Step 1: Validate the Lab Environment

  1. Download the repo from https://github.com/hazelcast-guides/stream-processing-fundamentals/

  2. Run the following commands to start your lab environment.

    mvn install
    docker compose up -d
    docker compose ps

    You should see four services up and running. You may also see a fifth service called refdata_loader which exits after it has loaded data into the machine_profiles map.

    Each service is described briefly below.

    Service

    Description

    hz

    A Hazelcast node

    mc

    The Hazelcast Management Center. Accessible at http://localhost:8080.

    event_generator

    Emulates traffic from a set of machines. Writes to machine_events. Listens to machine_controls.

    ui

    A Python program that listens to the machine_events map and displays temperature data graphically. Accessible at http://localhost:8050

  3. Access the UI at http://localhost:8050. Specify a Location and Block to see a live display of the current temperature of a subset of machines. Valid locations are "San Antonio" and "Los Angeles". Valid blocks are "A" and "B".

Machines in block "A" are very likely to run hot. You should see something similar to the image below.

UI

Step 2: Get to Know the Data

Data in Hazelcast clusters can be accessed via SQL. For more details, see https://docs.hazelcast.com/hazelcast/latest/sql/get-started-sql

  1. Open up the management center (http://localhost:8080) and click on the "SQL Browser" button.

    MC

  2. Run select * from machine_profiles in the SQL Browser.

    You will see that for each machine there is a serial number, information about the location and the warning and critical temperature limits for that particular machine.

    profiles

  3. Run select * from machine_events

    events

    This is the actual data coming from the machines.

    At any given time, only the latest event for each serial number appears in the map, however, the update events are all recorded into something called a map journal that can be used as input to a pipeline.
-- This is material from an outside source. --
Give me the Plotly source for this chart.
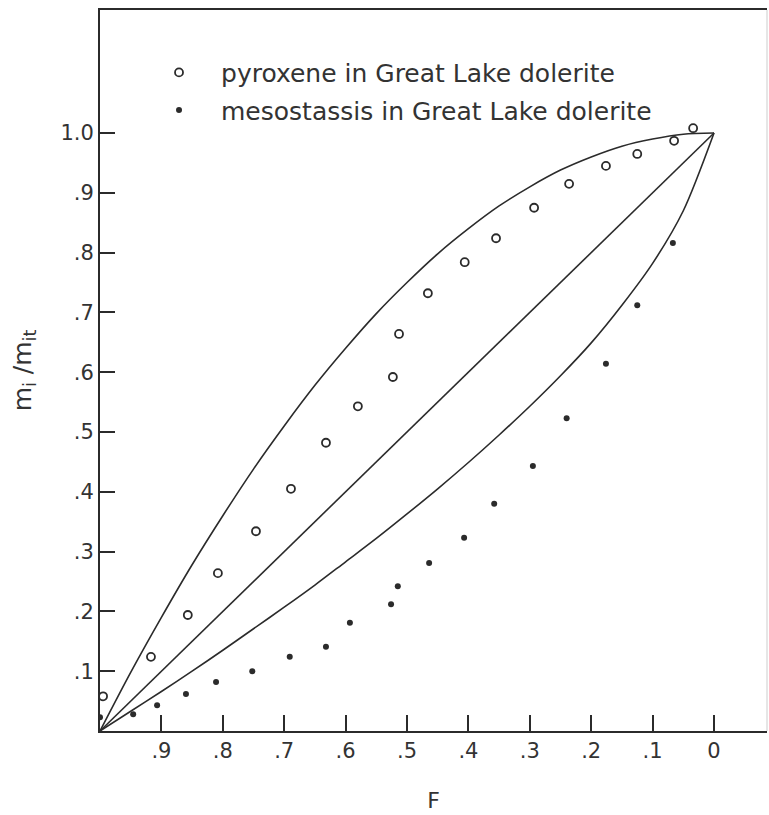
import plotly.graph_objects as go

# ---- data ----
pyroxene_F = [0.995, 0.917, 0.857, 0.808, 0.746, 0.689, 0.632, 0.580, 0.523, 0.513,
              0.466, 0.406, 0.355, 0.293, 0.236, 0.176, 0.125, 0.065, 0.034]
pyroxene_m = [0.058, 0.124, 0.194, 0.264, 0.334, 0.405, 0.482, 0.543, 0.592, 0.664,
              0.732, 0.784, 0.824, 0.875, 0.915, 0.945, 0.965, 0.987, 1.008]

meso_F = [1.000, 0.946, 0.907, 0.860, 0.811, 0.752, 0.691, 0.632, 0.593, 0.526,
          0.515, 0.464, 0.407, 0.358, 0.295, 0.240, 0.176, 0.125, 0.067]
meso_m = [0.023, 0.028, 0.043, 0.062, 0.082, 0.100, 0.124, 0.141, 0.181, 0.212,
          0.242, 0.281, 0.323, 0.380, 0.443, 0.523, 0.614, 0.712, 0.816]

curve_F = [1.00, 0.95, 0.90, 0.85, 0.80, 0.75, 0.70, 0.65, 0.60, 0.55, 0.50,
           0.45, 0.40, 0.35, 0.30, 0.25, 0.20, 0.15, 0.10, 0.05, 0.00]
upper_m = [0.000, 0.098, 0.190, 0.278, 0.360, 0.438, 0.510, 0.578, 0.640, 0.698, 0.750,
           0.798, 0.840, 0.878, 0.910, 0.938, 0.960, 0.978, 0.990, 0.998, 1.000]
lower_m = [0.000, 0.033, 0.066, 0.100, 0.135, 0.171, 0.207, 0.244, 0.283, 0.322, 0.363,
           0.405, 0.449, 0.495, 0.543, 0.594, 0.649, 0.712, 0.782, 0.870, 1.000]
diag_F = [1.0, 0.0]
diag_m = [0.0, 1.0]

x_tickvals = [0.9, 0.8, 0.7, 0.6, 0.5, 0.4, 0.3, 0.2, 0.1, 0.0]
x_ticktext = [".9", ".8", ".7", ".6", ".5", ".4", ".3", ".2", ".1", "0"]
y_tickvals = [0.1, 0.2, 0.3, 0.4, 0.5, 0.6, 0.7, 0.8, 0.9, 1.0]
y_ticktext = [".1", ".2", ".3", ".4", ".5", ".6", ".7", ".8", ".9", "1.0"]

ink = "#2b2b2b"
txt = "#333333"
font_family = "DejaVu Sans"

fig = go.Figure()

for ys in (upper_m, lower_m):
    fig.add_trace(go.Scatter(x=curve_F, y=ys, mode="lines",
                             line=dict(color=ink, width=1.6, shape="spline", smoothing=0.8),
                             showlegend=False, hoverinfo="skip"))
fig.add_trace(go.Scatter(x=diag_F, y=diag_m, mode="lines",
                         line=dict(color=ink, width=1.6), showlegend=False, hoverinfo="skip"))

fig.add_trace(go.Scatter(x=pyroxene_F, y=pyroxene_m, mode="markers",
                         name="pyroxene in Great Lake dolerite", legendgroup="a",
                         marker=dict(symbol="circle-open", size=8, color=ink,
                                     line=dict(width=1.8, color=ink))))
fig.add_trace(go.Scatter(x=meso_F, y=meso_m, mode="markers",
                         name="mesostassis in Great Lake dolerite", legendgroup="b",
                         marker=dict(symbol="circle", size=6, color=ink)))

fig.add_shape(type="line", xref="paper", yref="paper", x0=1, x1=1, y0=0, y1=1,
              line=dict(color="#e6e6e6", width=2))

fig.update_layout(
    width=769, height=815, autosize=False,
    margin=dict(l=100, r=2, t=10, b=84),
    paper_bgcolor="white", plot_bgcolor="white",
    font=dict(family=font_family, color=txt, size=21),
    xaxis=dict(range=[1.0, -0.0863], tickvals=x_tickvals, ticktext=x_ticktext,
               ticks="inside", ticklen=16, tickwidth=1.6, tickcolor=ink,
               showline=True, linewidth=2, linecolor=ink, mirror=True,
               showgrid=False, zeroline=False, ticklabelstandoff=0,
               tickfont=dict(size=21, color=txt, family=font_family),
               title=dict(text="F", font=dict(size=22, color=txt, family=font_family),
                          standoff=30)),
    yaxis=dict(range=[0, 1.2057], tickvals=y_tickvals, ticktext=y_ticktext,
               ticks="inside", ticklen=15, tickwidth=1.6, tickcolor=ink,
               showline=True, linewidth=2, linecolor=ink,
               showgrid=False, zeroline=False, ticklabelstandoff=0,
               tickfont=dict(size=21, color=txt, family=font_family),
               title=dict(text="m<sub>i</sub> /m<sub>it</sub>",
                          font=dict(size=25, color=txt, family=font_family),
                          standoff=22)),
    legend=dict(x=0.0555, y=0.945, xanchor="left", yanchor="top",
                bgcolor="rgba(0,0,0,0)", borderwidth=0, itemwidth=74,
                tracegroupgap=2,
                font=dict(size=25, color=txt, family=font_family)),
    showlegend=True,
)

fig.write_html("out.html", config={"displayModeBar": False},
               post_script="document.body.style.margin='0';")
You can verify that the map is constantly being updated by navigating to the machine_events map in Management Center and observing the number of put operations.

    Puts

  4. In a terminal window, set up the Command Line Client to connect to the Hazelcast instance in Docker, then open a CLC connection.
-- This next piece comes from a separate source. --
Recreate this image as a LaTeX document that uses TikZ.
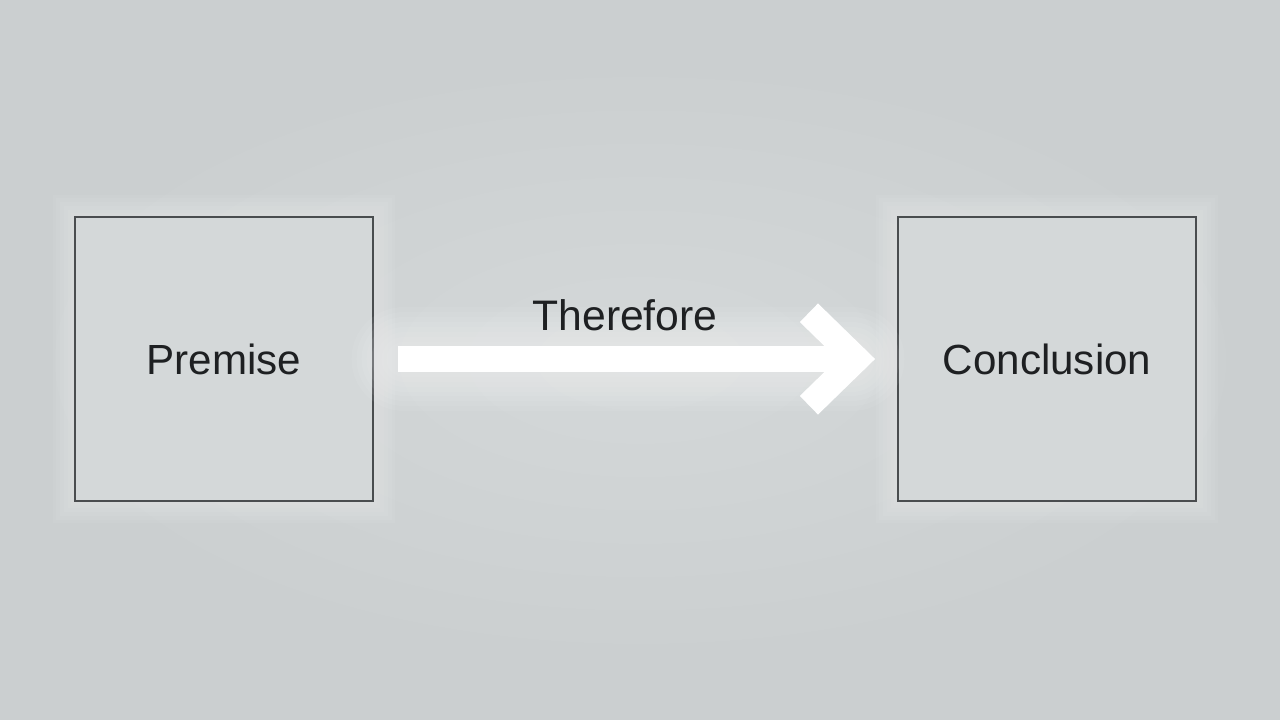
\documentclass[tikz,border=0pt]{standalone}
\usepackage{fontspec}
\setmainfont{Liberation Sans}
\usetikzlibrary{arrows.meta}
\definecolor{bgcol}{HTML}{CBCFD0}
\definecolor{bgmid}{HTML}{D4D8D9}
\definecolor{boxfill}{HTML}{D4D8D9}
\definecolor{edgecol}{HTML}{4A4D4F}
\definecolor{txtcol}{HTML}{1E2022}
\tikzset{
  card/.style={draw=edgecol, line width=0.04cm, fill=boxfill,
    minimum width=5.96cm, minimum height=5.68cm, inner sep=0pt,
    font=\fontsize{24}{28}\selectfont, text=txtcol},
  cardglow/.style={draw=white, line width=#1, draw opacity=0.05,
    minimum width=5.96cm, minimum height=5.68cm, inner sep=0pt},
  bigarrow/.style={draw=white, line width=0.52cm, line cap=butt,
    -{Straight Barb[sharp, length=0.95cm, width=1.85cm, line width=0.52cm]}},
  arrowglow/.style={draw=white, line width=#1, line cap=round, draw opacity=0.06},
  lbl/.style={font=\fontsize{24.3}{28}\selectfont, text=txtcol}
}
\begin{document}
\begin{tikzpicture}[x=0.02cm, y=-0.02cm]
\useasboundingbox (0,0) rectangle (1280,720);
\fill[bgcol] (0,0) rectangle (1280,720);
\shade[inner color=bgmid, outer color=bgcol] (640,360) ellipse (620 and 300);
% glows
\foreach \w in {0.15cm,0.3cm,0.45cm,0.6cm,0.75cm,0.9cm}{
  \node[cardglow=\w] at (224,359) {};
  \node[cardglow=\w] at (1047,359) {};
}
\node[card] (prem) at (224,359) {Premise};
\node[card] (conc) at (1047,359) {Conclusion};
\foreach \w in {0.7cm,0.9cm,1.1cm,1.3cm,1.5cm,1.7cm,1.9cm,2.1cm}{
  \draw[arrowglow=\w, shorten <=0.6cm, shorten >=0.9cm] (prem.east) -- (conc.west);
}
\draw[bigarrow, shorten <=0.48cm, shorten >=0.44cm] (prem.east) -- (conc.west);
\node[lbl] (thr) at (625,315) {Therefore};
\end{tikzpicture}
\end{document}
    clc config add Docker cluster.name=dev cluster.address=localhost:5701
    clc -c Docker
  5. Run the same SQL queries as above.

From this point forward, you can use either Management Center or CLC to run SQL queries and monitor jobs. Management Center will also display the DAG created for submitted jobs.

Step 3: Learn About Data Formats

GenericRecord

It is a best practice to avoid using POJOs in Pipelines if that POJO will be stored in a Hazelcast map. It can cause class loading problems.

When using Compact or Portable serialization, if a POJO is accessed in server-side code, it will be be deserialized as a GenericRecord if the POJO class is not on the server’s class path. Accordingly, server side code must be written to handle either a GenericRecord or a POJO depending on whether the POJO class is present.

In this lab, you will be working with MachineProfile objects and MachineEvents, both of which are defined in common/src/main/java. However, those classes are not deployed with your job, so you will need to access them using GenericRecord. An example of GenericRecord usage is shown below.

GenericRecord machineEvent;
short bitTemperature = machineEvent.getInt16("bitTemp");

For more information on GenericRecord and accessing domain objects without domain classes see https://docs.hazelcast.com/hazelcast/5.3/clusters/accessing-domain-objects.

Tuples

As data proceeds through your pipeline its shape changes. For example, you may look up the warning and critical temperatures for a particular machine and send them along with the original event to the next stage in the pipeline. There is no need to create special container classes for situations like this, you can use Tuples instead. Here is an example.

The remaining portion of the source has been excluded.